Nonetheless, Spotter started captivating people from far away places and different walks of life. For instance, Rob is from England and he met Nanaqui and Richi in Copenhagen when they were teenagers. When he saw what was cooking in Badía, he packed his backpack and a sleeping bag and said: ‘I’m off!’. He hadn’t built much before coming here, but he found his passion and now he builds a lot, at Spotter and around the world.
Spotter is a must-see. If you’re visiting Barcelona, you have to make time to enjoy a sunny day at Spotter. Some people fall in love with this place and they start coming regularly; some people pay a visit on special occasions and others save it for a special Sunday and bring the whole crew along. People from all over the world have come to skate here; skateboarders from the USA, Denmark, Belgium, Italy, Germany, the UK, Israel, Australia, etc.

Harun Ruiz, Guillem Tristany and Aleix Pujalt


Everything is going great so far, but we’ve always faced the possibility of getting thrown out and having the place torn down. For years there have been rumours concerning the legality of the place, and that this could happen at some point. As this forecast seems to be getting more and more real, we have decided to organise and finish creating the association that Marcos and the boys started back in 2019.
The sports centre is under construction and this plot has now been pronounced industrial land (when it was previously considered a sports ground). We’re afraid that this will increase the chances of this humble corner under the pine trees becoming a target of industrialisation and construction.
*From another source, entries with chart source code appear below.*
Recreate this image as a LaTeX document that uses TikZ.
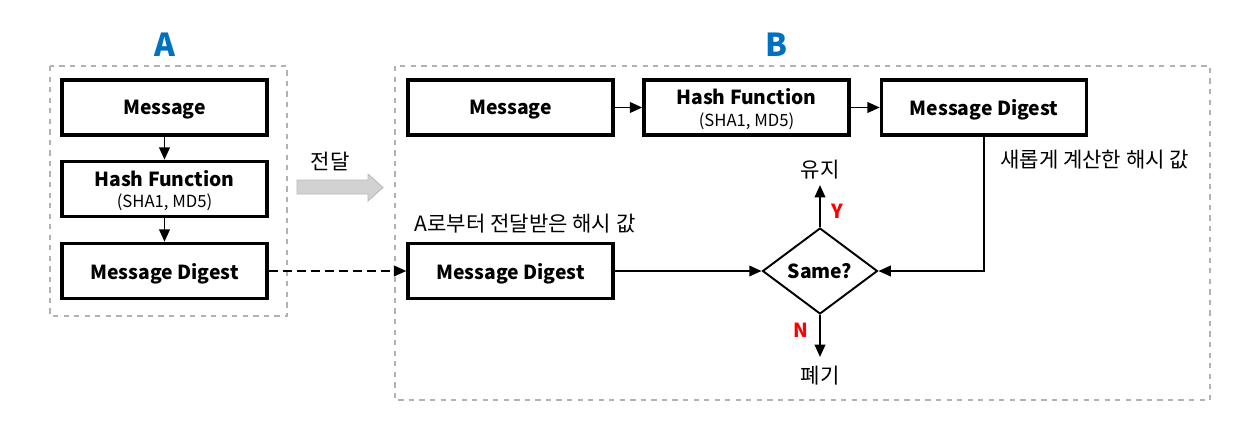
\documentclass[tikz,border=0pt]{standalone}
\usepackage{fontspec}
\setmainfont{Noto Sans CJK KR}
\usetikzlibrary{shapes.geometric,arrows.meta}

\definecolor{titleblue}{HTML}{0070C0}
\newcommand{\algtext}[1]{{\mdseries\fontsize{9.5}{11}\selectfont #1}}

\begin{document}
\begin{tikzpicture}[x=0.02cm, y=-0.02cm,
    every node/.style={font=\fontsize{12}{14}\selectfont, text=black},
    box/.style={draw, line width=2pt, minimum width=4.1cm, minimum height=1.1cm, text depth=0pt,
                font=\fontsize{11}{13}\selectfont\bfseries, align=center},
    frame/.style={draw=gray!60, dashed, line width=0.6pt},
    flow/.style={line width=1.1pt, -{Triangle[length=7pt,width=6pt]}},
    title/.style={font=\fontsize{18}{20}\selectfont\bfseries, text=titleblue},
    yn/.style={font=\fontsize{11}{13}\selectfont\bfseries, text=red},
    ]
  \useasboundingbox (0,0) rectangle (1245,426);

  % A side
  \node[title] (titleA) at (165,45) {A};
  \draw[frame] (50,66) rectangle (287,316);
  \node[box] (msgA) at (164.5,107.5) {Message};
  \node[box] (hashA) at (164.5,189) {Hash Function\\[-1pt]\algtext{(SHA1, MD5)}};
  \node[box] (digA) at (164.5,271) {Message Digest};
  \draw[flow] (msgA) -- (hashA);
  \draw[flow] (hashA) -- (digA);

  % transfer
  \node (send) at (330,161) {전달};
  \draw[draw=gray!55, fill=gray!35, line width=0.5pt]
    (297,180) -- (368,180) -- (368,174) -- (383,187.5) -- (368,201) -- (368,194) -- (297,194) -- cycle;

  % B side
  \node[title] (titleB) at (776,45) {B};
  \draw[frame] (395,66) rectangle (1210,400);
  \node[box] (msgB) at (510.5,107.5) {Message};
  \node[box] (hashB) at (746.5,107.5) {Hash Function\\[-1pt]\algtext{(SHA1, MD5)}};
  \node[box] (digB) at (984,107.5) {Message Digest};
  \node[box] (recv) at (510.5,271) {Message Digest};
  \node[anchor=south] (recvlabel) at (525,239) {A로부터 전달받은 해시 값};
  \node[anchor=west] (newlabel) at (994,160) {새롭게 계산한 해시 값};
  \node[diamond, draw, line width=1.1pt, minimum width=2.3cm, minimum height=1.72cm, inner sep=0pt,
        font=\fontsize{11}{13}\selectfont\bfseries] (same) at (820,271) {Same?};
  \node (keep) at (820,170) {유지};
  \node (drop) at (820,376) {폐기};
  \coordinate (keepend) at (820,185);
  \coordinate (dropend) at (820,357);
  \node[yn] (yes) at (837,211) {Y};
  \node[yn] (no) at (801,330) {N};

  \draw[flow] (msgB) -- (hashB);
  \draw[flow] (hashB) -- (digB);
  \draw[flow] (recv) -- (same);
  \draw[flow] (digB.south) |- (same.east);
  \draw[flow] (same.north) -- (keepend);
  \draw[flow] (same.south) -- (dropend);
  \draw[flow, dashed, dash pattern=on 5pt off 3pt] (digA) -- (recv);
\end{tikzpicture}
\end{document}
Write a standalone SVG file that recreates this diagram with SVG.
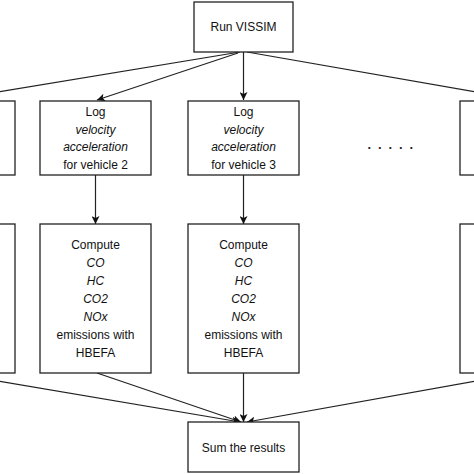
<svg xmlns="http://www.w3.org/2000/svg" width="474" height="474" viewBox="0 0 474 474">
<style>
.box{fill:#fff;stroke:#222;stroke-width:1.3}
.t{font-family:"Liberation Sans",Arial,sans-serif;font-size:12px;fill:#111;text-anchor:middle}
.i{font-style:italic}
.c{fill:none;stroke:#222;stroke-width:1.2}
</style>
<defs>
<marker id="a" viewBox="0 0 10 10" refX="10" refY="5" markerWidth="8" markerHeight="8" markerUnits="userSpaceOnUse" orient="auto">
<path d="M0,0 L10,5 L0,10 L2.5,5 Z" fill="#111"/>
</marker>
</defs>
<rect width="474" height="474" fill="#fff"/>
<g id="connectors">
<line class="c" x1="240" y1="52" x2="-2" y2="92"/>
<line class="c" x1="238" y1="53" x2="97" y2="100" marker-end="url(#a)"/>
<line class="c" x1="243.5" y1="52" x2="243.5" y2="100" marker-end="url(#a)"/>
<line class="c" x1="247" y1="52" x2="476" y2="92"/>
<line class="c" x1="95.5" y1="175" x2="95.5" y2="224" marker-end="url(#a)"/>
<line class="c" x1="243.5" y1="175" x2="243.5" y2="224" marker-end="url(#a)"/>
<line class="c" x1="-2" y1="381" x2="240" y2="422" marker-end="url(#a)"/>
<line class="c" x1="97" y1="373" x2="241" y2="422" marker-end="url(#a)"/>
<line class="c" x1="243.5" y1="373" x2="243.5" y2="422" marker-end="url(#a)"/>
<line class="c" x1="476" y1="381" x2="247" y2="422" marker-end="url(#a)"/>
</g>
<g id="run">
<rect class="box" x="194" y="2" width="99" height="50"/>
<text class="t" x="243.5" y="31">Run VISSIM</text>
</g>
<g id="log1"><rect class="box" x="-20" y="101" width="35" height="74"/></g>
<g id="log2">
<rect class="box" x="40" y="101" width="111" height="74"/>
<text class="t" x="95.5" y="116">Log</text>
<text class="t i" x="95.5" y="134">velocity</text>
<text class="t i" x="95.5" y="151">acceleration</text>
<text class="t" x="95.5" y="169">for vehicle 2</text>
</g>
<g id="log3">
<rect class="box" x="188" y="101" width="111" height="74"/>
<text class="t" x="243.5" y="116">Log</text>
<text class="t i" x="243.5" y="134">velocity</text>
<text class="t i" x="243.5" y="151">acceleration</text>
<text class="t" x="243.5" y="169">for vehicle 3</text>
</g>
<g id="dots">
<text x="367.5" y="148.5" style="font-family:'Liberation Sans',Arial,sans-serif;font-size:13px;font-weight:bold;fill:#222;letter-spacing:6.9px">.....</text>
</g>
<g id="logN"><rect class="box" x="460" y="101" width="40" height="74"/></g>
<g id="comp1"><rect class="box" x="-20" y="224" width="35" height="149"/></g>
<g id="comp2">
<rect class="box" x="40" y="224" width="111" height="149"/>
<text class="t" x="95.5" y="249">Compute</text>
<text class="t i" x="95.5" y="267">CO</text>
<text class="t i" x="95.5" y="285">HC</text>
<text class="t i" x="95.5" y="303">CO2</text>
<text class="t i" x="95.5" y="321">NOx</text>
<text class="t" x="95.5" y="339">emissions with</text>
<text class="t" x="95.5" y="357">HBEFA</text>
</g>
<g id="comp3">
<rect class="box" x="188" y="224" width="111" height="149"/>
<text class="t" x="243.5" y="249">Compute</text>
<text class="t i" x="243.5" y="267">CO</text>
<text class="t i" x="243.5" y="285">HC</text>
<text class="t i" x="243.5" y="303">CO2</text>
<text class="t i" x="243.5" y="321">NOx</text>
<text class="t" x="243.5" y="339">emissions with</text>
<text class="t" x="243.5" y="357">HBEFA</text>
</g>
<g id="compN"><rect class="box" x="460" y="224" width="40" height="149"/></g>
<g id="sum">
<rect class="box" x="188" y="422" width="111" height="50"/>
<text class="t" x="243.5" y="452">Sum the results</text>
</g>
</svg>
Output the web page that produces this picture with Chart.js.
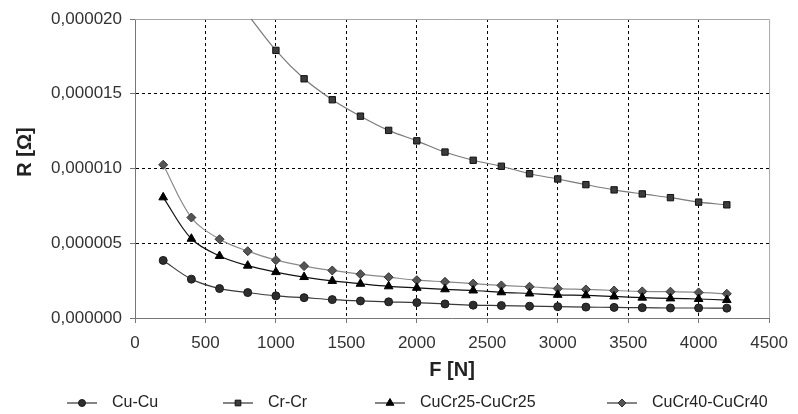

We have a GoFundMe set up ( and a collection of signatures running so we can continue keeping the place in good condition and at least keep our little space intact, even if they decide to build around it. We have a long way to go, but we’re ready.
This summer, Spotter will be ten years old and we really want to celebrate it with new projects. We don’t know how long it will last (we’re hoping it will be here for a while!), but we will enjoy it until the end.